Early childhood teachers deliver petition at Parliament calling for improved teacher-to-child ratios

In what could well be a historic first, a toddler delivered politicians a petition at Parliament on Friday on behalf of the country's early childhood teachers. 

They're calling for a change in teacher-to-child ratios - not only to ease the pressure on them, but to give kids the best start they can get in education. 

Balloons, bubbles, face paint and fun - not your usual protest at Parliament.
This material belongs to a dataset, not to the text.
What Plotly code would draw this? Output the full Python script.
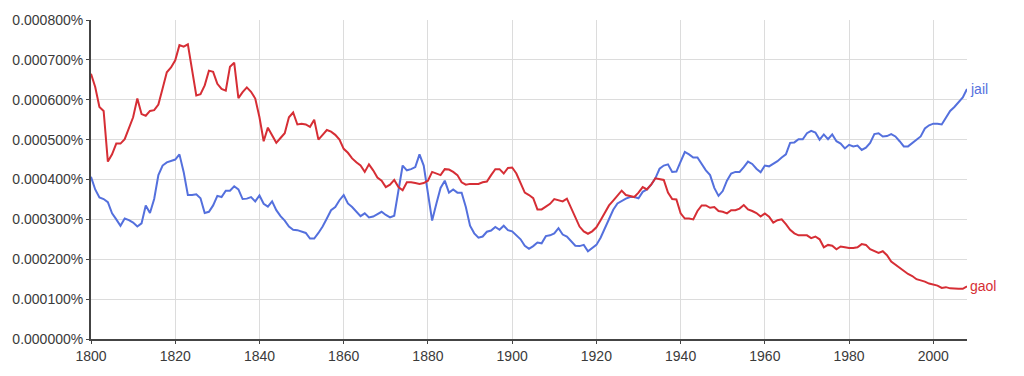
import plotly.graph_objects as go

# Values in units of 0.0001 % (1e-4 percent), one per year 1800..2008
years = list(range(1800, 2009))
UNIT = 0.0001

gaol = [
    6.65, 6.32, 5.82, 5.72, 4.45, 4.63, 4.90, 4.90, 5.01, 5.28,
    5.56, 6.03, 5.64, 5.60, 5.72, 5.74, 5.88, 6.28, 6.69, 6.81,
    6.99, 7.37, 7.33, 7.39, 6.77, 6.11, 6.14, 6.36, 6.73, 6.70,
    6.40, 6.27, 6.23, 6.83, 6.93, 6.04, 6.19, 6.31, 6.20, 6.03,
    5.56, 4.96, 5.30, 5.12, 4.92, 5.04, 5.16, 5.56, 5.68, 5.38,
    5.40, 5.38, 5.32, 5.50, 5.00, 5.12, 5.24, 5.20, 5.12, 5.00,
    4.77, 4.67, 4.53, 4.43, 4.35, 4.19, 4.38, 4.23, 4.05, 3.97,
    3.81, 3.87, 3.99, 3.81, 3.73, 3.93, 3.93, 3.91, 3.89, 3.91,
    3.97, 4.19, 4.15, 4.11, 4.26, 4.25, 4.19, 4.11, 3.93, 3.87,
    3.89, 3.89, 3.89, 3.93, 3.95, 4.11, 4.26, 4.26, 4.15, 4.29,
    4.30, 4.15, 3.91, 3.67, 3.61, 3.53, 3.25, 3.25, 3.32, 3.39,
    3.51, 3.47, 3.45, 3.52, 3.29, 3.07, 2.82, 2.70, 2.64, 2.70,
    2.80, 2.98, 3.16, 3.35, 3.47, 3.59, 3.72, 3.61, 3.59, 3.56,
    3.67, 3.81, 3.75, 3.87, 4.03, 4.01, 3.99, 3.67, 3.51, 3.50,
    3.15, 3.02, 3.02, 3.00, 3.21, 3.35, 3.35, 3.29, 3.31, 3.21,
    3.19, 3.15, 3.23, 3.23, 3.27, 3.36, 3.25, 3.21, 3.16, 3.07,
    3.15, 3.07, 2.92, 2.98, 3.00, 2.88, 2.74, 2.65, 2.60, 2.60,
    2.60, 2.53, 2.57, 2.50, 2.30, 2.36, 2.34, 2.25, 2.32, 2.30,
    2.28, 2.28, 2.30, 2.38, 2.36, 2.25, 2.20, 2.16, 2.20, 2.10,
    1.94, 1.86, 1.78, 1.70, 1.63, 1.58, 1.50, 1.47, 1.44, 1.39,
    1.36, 1.34, 1.28, 1.30, 1.27, 1.26, 1.26, 1.26, 1.32,
]

jail = [
    4.07, 3.75, 3.55, 3.51, 3.43, 3.15, 3.00, 2.84, 3.02, 2.98,
    2.92, 2.82, 2.90, 3.35, 3.16, 3.51, 4.11, 4.35, 4.43, 4.47,
    4.50, 4.63, 4.19, 3.61, 3.61, 3.63, 3.53, 3.16, 3.19, 3.35,
    3.59, 3.56, 3.72, 3.72, 3.83, 3.75, 3.51, 3.52, 3.56, 3.45,
    3.60, 3.39, 3.32, 3.45, 3.23, 3.08, 2.97, 2.82, 2.74, 2.73,
    2.69, 2.66, 2.52, 2.52, 2.66, 2.82, 3.02, 3.23, 3.31, 3.48,
    3.61, 3.40, 3.31, 3.19, 3.08, 3.15, 3.05, 3.07, 3.12, 3.19,
    3.11, 3.05, 3.09, 3.67, 4.35, 4.23, 4.26, 4.31, 4.63, 4.35,
    3.63, 2.97, 3.39, 3.79, 3.97, 3.67, 3.75, 3.67, 3.67, 3.31,
    2.84, 2.65, 2.54, 2.57, 2.69, 2.72, 2.81, 2.74, 2.84, 2.73,
    2.70, 2.61, 2.50, 2.34, 2.26, 2.33, 2.42, 2.40, 2.58, 2.60,
    2.65, 2.78, 2.62, 2.57, 2.46, 2.34, 2.33, 2.36, 2.20, 2.28,
    2.36, 2.54, 2.78, 3.02, 3.24, 3.40, 3.47, 3.52, 3.56, 3.56,
    3.53, 3.69, 3.75, 3.87, 4.03, 4.27, 4.35, 4.38, 4.19, 4.20,
    4.45, 4.69, 4.63, 4.55, 4.55, 4.39, 4.23, 4.11, 3.79, 3.59,
    3.71, 3.97, 4.15, 4.19, 4.19, 4.31, 4.45, 4.39, 4.27, 4.18,
    4.35, 4.33, 4.39, 4.46, 4.55, 4.63, 4.92, 4.93, 5.01, 5.01,
    5.16, 5.22, 5.18, 5.00, 5.13, 5.01, 5.13, 4.96, 4.90, 4.78,
    4.87, 4.83, 4.85, 4.74, 4.80, 4.92, 5.14, 5.16, 5.08, 5.09,
    5.14, 5.08, 4.96, 4.83, 4.83, 4.92, 5.00, 5.08, 5.28, 5.36,
    5.40, 5.40, 5.38, 5.56, 5.72, 5.82, 5.95, 6.06, 6.27,
]

series_names = ["jail", "gaol"]
colors = {"jail": "#5470dd", "gaol": "#d62e35"}
series = {"jail": jail, "gaol": gaol}

tick_years = list(range(1800, 2001, 20))
y_ticks = [i * UNIT for i in range(0, 9)]
y_ticktext = [f"{v:.6f}%" for v in y_ticks]

fig = go.Figure()
for name in series_names:
    vals = [v * UNIT for v in series[name]]
    fig.add_trace(go.Scatter(
        x=years, y=vals, mode="lines", name=name,
        line=dict(color=colors[name], width=2),
        hoverinfo="skip",
    ))
    fig.add_annotation(
        x=years[-1], y=vals[-1], text=name, showarrow=False,
        xanchor="left", yanchor="middle", xshift=1,
        font=dict(color=colors[name], size=14, family="Liberation Sans, Arial, sans-serif"),
    )

fig.update_layout(
    width=1024, height=376,
    margin=dict(l=89, r=57, t=16, b=29),
    paper_bgcolor="white", plot_bgcolor="white",
    showlegend=False,
    font=dict(family="Liberation Sans, Arial, sans-serif", size=14, color="#3a3a3a"),
)
fig.update_xaxes(
    range=[1800, 2008], tickvals=tick_years, ticktext=[str(t) for t in tick_years],
    showgrid=True, gridcolor="#dcdcdc", gridwidth=1,
    showline=True, linecolor="#444444", linewidth=2,
    ticks="outside", ticklen=3, tickcolor="#444444", tickwidth=1,
    zeroline=False,
)
fig.update_yaxes(
    range=[0, 8 * UNIT], tickvals=y_ticks, ticktext=y_ticktext,
    showgrid=True, gridcolor="#dcdcdc", gridwidth=1,
    showline=True, linecolor="#444444", linewidth=2,
    ticks="outside", ticklen=3, tickcolor="#444444", tickwidth=1,
    zeroline=False,
)

fig.write_html("out.html")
But this one is different - it's for the country's tamariki. 

"Right now we are a profession in absolute crisis," one teacher said. 

Hundreds of early childhood teachers marched onto the forecourt with giant babies and real ones too. 

"What we are asking for is not unreasonable," the teacher said. 

They chanted their message - "one-to-four, make it law" - before toddler Niko delivered an almost 6000-strong petition to politicians on behalf of the country's ECE teachers, calling for a change in ratios. 

"We need to put our energy, our mahi and our money into our tamariki," one person said. 

"Children need to be learning in better spaces with better ratios," a second added. 

"Having the ratios that the Government has at the moment just doesn't cut the mustard," a third said. 

As it stands the minimum ratio is one teacher to five babies. For two-year-olds, it's one teacher to every 10. But they say it should be one for every four under three years old. 

"Any parent who's got a toddler will understand that if you're trying to look after five - 10 toddlers is just crazy so for us it's really important that they pay attention to this and that's why we provided the petition," Early Childhood NZ CEO Kathy Wolfe said. 

The ratios haven't changed since the 1960s, but a lot else has including research that backs a one-to-four ratio. Associate Education Minister Jo Luxton who met with the group agrees too. 

"But we do need to fix or address the workforce shortage before we can fix the ratios," she said. 

"We're kinda at the point where enough's enough and we have to actually get some tractions now," Wolfe said. 

And until they do they vow to continue making noise to put our tamariki first.